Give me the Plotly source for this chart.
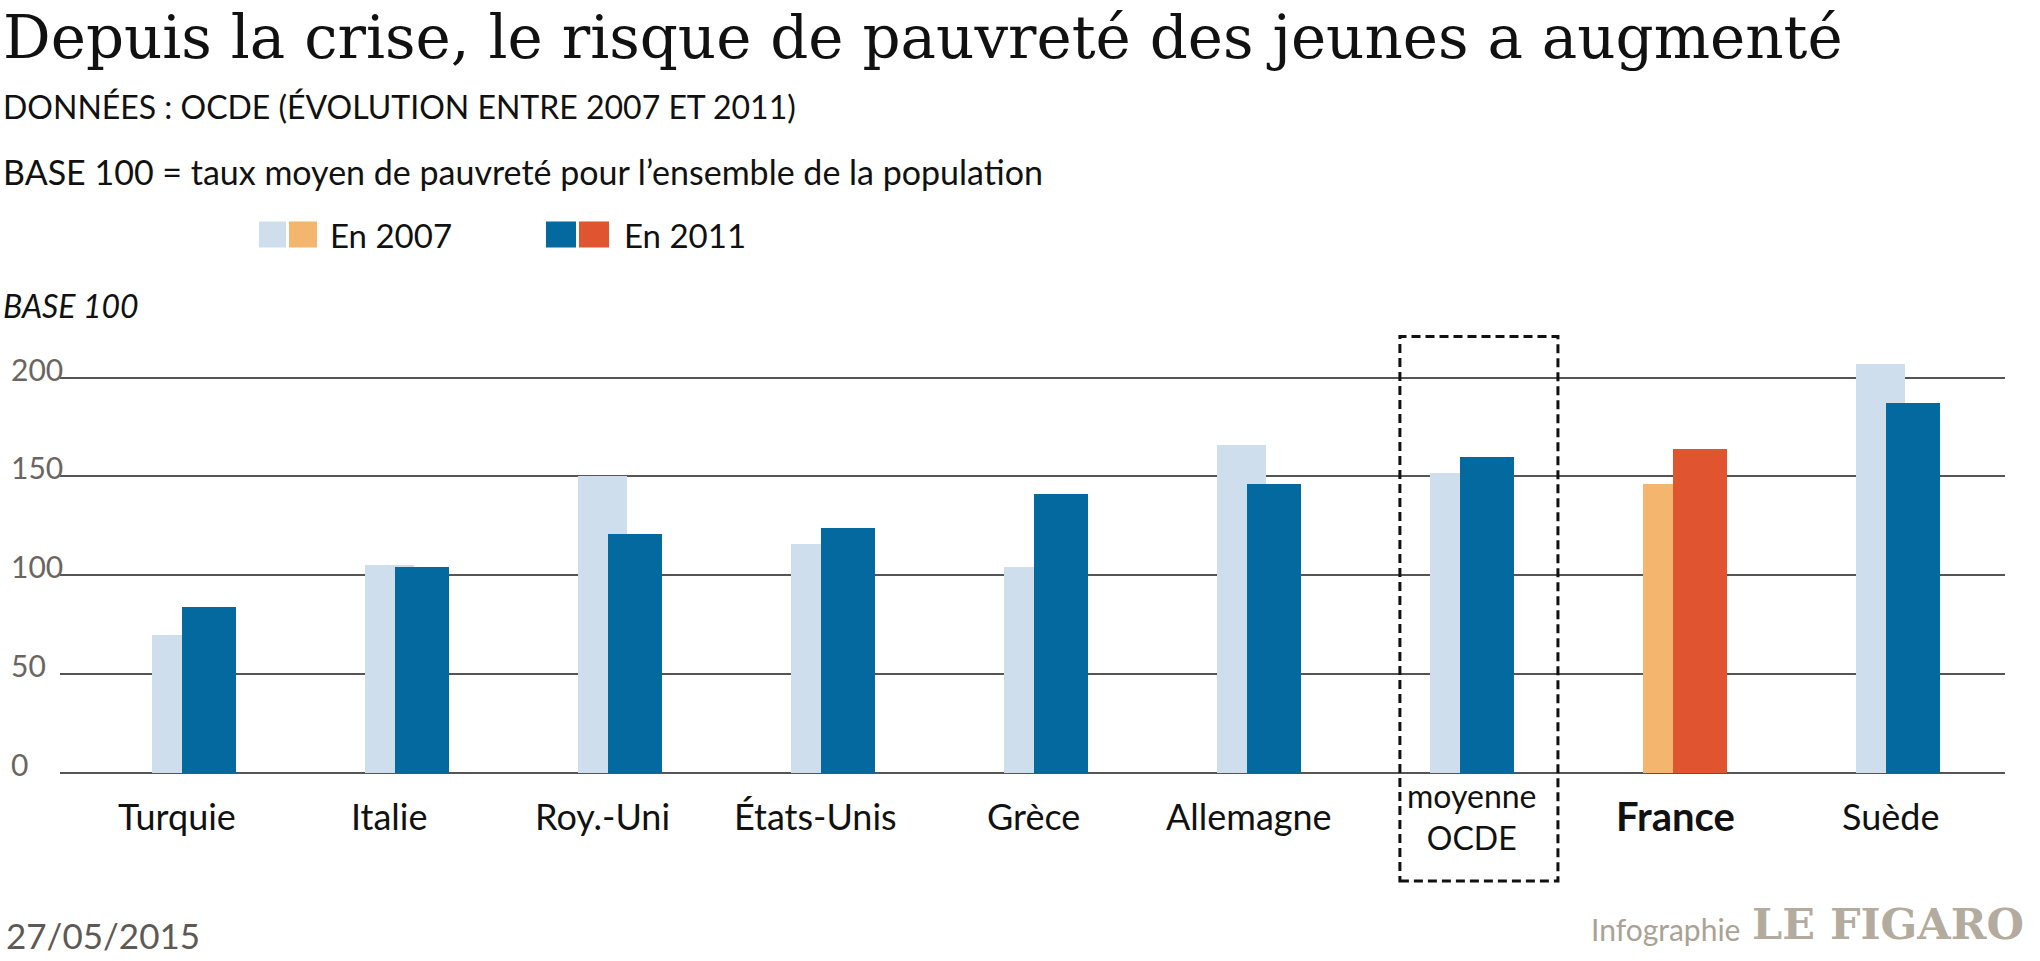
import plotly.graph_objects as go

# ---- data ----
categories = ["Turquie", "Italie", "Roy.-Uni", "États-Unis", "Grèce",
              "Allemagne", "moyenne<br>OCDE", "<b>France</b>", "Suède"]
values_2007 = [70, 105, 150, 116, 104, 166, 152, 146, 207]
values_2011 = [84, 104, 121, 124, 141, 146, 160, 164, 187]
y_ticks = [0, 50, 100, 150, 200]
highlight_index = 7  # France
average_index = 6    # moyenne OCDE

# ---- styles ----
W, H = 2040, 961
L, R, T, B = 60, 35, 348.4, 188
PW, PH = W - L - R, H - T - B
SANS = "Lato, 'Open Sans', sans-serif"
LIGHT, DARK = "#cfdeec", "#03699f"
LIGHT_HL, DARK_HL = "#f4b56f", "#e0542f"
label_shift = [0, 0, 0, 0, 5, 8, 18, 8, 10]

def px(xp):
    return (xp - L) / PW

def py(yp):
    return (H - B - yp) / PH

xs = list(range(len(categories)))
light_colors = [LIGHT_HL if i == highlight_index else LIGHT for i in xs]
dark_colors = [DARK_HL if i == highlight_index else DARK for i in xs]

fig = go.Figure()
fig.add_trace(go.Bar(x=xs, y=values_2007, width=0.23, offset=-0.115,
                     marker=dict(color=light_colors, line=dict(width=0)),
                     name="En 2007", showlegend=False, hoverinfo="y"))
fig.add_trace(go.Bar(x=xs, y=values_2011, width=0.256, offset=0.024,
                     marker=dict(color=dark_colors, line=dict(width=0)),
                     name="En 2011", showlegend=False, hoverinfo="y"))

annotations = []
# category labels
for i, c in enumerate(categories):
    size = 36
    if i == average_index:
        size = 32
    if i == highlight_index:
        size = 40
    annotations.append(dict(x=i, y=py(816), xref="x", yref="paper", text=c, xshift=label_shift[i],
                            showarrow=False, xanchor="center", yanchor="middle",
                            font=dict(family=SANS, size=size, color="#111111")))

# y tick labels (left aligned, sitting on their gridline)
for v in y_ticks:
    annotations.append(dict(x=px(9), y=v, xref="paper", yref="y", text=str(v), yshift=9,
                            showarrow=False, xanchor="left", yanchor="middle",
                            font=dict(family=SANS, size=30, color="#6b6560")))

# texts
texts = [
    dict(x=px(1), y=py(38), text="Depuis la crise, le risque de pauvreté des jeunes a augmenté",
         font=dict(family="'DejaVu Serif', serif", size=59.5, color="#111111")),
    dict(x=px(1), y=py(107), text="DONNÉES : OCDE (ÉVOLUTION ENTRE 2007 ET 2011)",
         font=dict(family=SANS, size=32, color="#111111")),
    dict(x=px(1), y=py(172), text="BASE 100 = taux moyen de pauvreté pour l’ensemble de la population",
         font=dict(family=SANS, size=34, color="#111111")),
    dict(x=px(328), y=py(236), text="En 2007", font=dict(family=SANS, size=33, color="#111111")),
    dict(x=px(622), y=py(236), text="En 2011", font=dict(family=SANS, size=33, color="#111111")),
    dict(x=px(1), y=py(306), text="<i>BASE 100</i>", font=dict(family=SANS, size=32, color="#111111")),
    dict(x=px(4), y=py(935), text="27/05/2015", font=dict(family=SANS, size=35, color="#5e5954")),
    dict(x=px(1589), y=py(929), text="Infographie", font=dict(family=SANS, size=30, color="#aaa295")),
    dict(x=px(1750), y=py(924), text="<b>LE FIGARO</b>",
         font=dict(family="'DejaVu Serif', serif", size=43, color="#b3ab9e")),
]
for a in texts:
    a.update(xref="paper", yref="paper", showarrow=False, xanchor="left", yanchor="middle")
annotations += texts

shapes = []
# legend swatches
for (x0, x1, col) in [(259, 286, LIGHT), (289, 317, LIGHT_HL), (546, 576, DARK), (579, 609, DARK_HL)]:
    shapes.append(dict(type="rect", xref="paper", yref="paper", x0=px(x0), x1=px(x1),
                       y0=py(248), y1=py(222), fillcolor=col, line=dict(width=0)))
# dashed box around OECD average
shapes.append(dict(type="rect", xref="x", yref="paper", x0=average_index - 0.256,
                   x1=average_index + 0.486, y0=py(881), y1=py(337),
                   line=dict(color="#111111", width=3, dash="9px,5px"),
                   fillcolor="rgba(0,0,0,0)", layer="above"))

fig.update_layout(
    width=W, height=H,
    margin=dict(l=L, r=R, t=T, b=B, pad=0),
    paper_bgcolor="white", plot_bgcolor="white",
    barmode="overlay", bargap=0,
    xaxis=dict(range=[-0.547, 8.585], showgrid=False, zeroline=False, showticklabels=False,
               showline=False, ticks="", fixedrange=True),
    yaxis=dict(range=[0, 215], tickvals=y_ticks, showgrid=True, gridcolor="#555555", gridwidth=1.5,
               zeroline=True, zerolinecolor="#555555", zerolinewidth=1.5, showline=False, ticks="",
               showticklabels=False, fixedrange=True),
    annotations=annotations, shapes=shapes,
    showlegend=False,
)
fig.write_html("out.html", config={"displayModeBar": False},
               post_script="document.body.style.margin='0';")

____________________

— Exercise prompt —
Return the material line for line, from its beginning to the line that contains "average_index = 6", with the pictures left out.

— Written solution —
Give me the Plotly source for this chart.
import plotly.graph_objects as go

# ---- data ----
categories = ["Turquie", "Italie", "Roy.-Uni", "États-Unis", "Grèce",
              "Allemagne", "moyenne<br>OCDE", "<b>France</b>", "Suède"]
values_2007 = [70, 105, 150, 116, 104, 166, 152, 146, 207]
values_2011 = [84, 104, 121, 124, 141, 146, 160, 164, 187]
y_ticks = [0, 50, 100, 150, 200]
highlight_index = 7  # France
average_index = 6    # moyenne OCDE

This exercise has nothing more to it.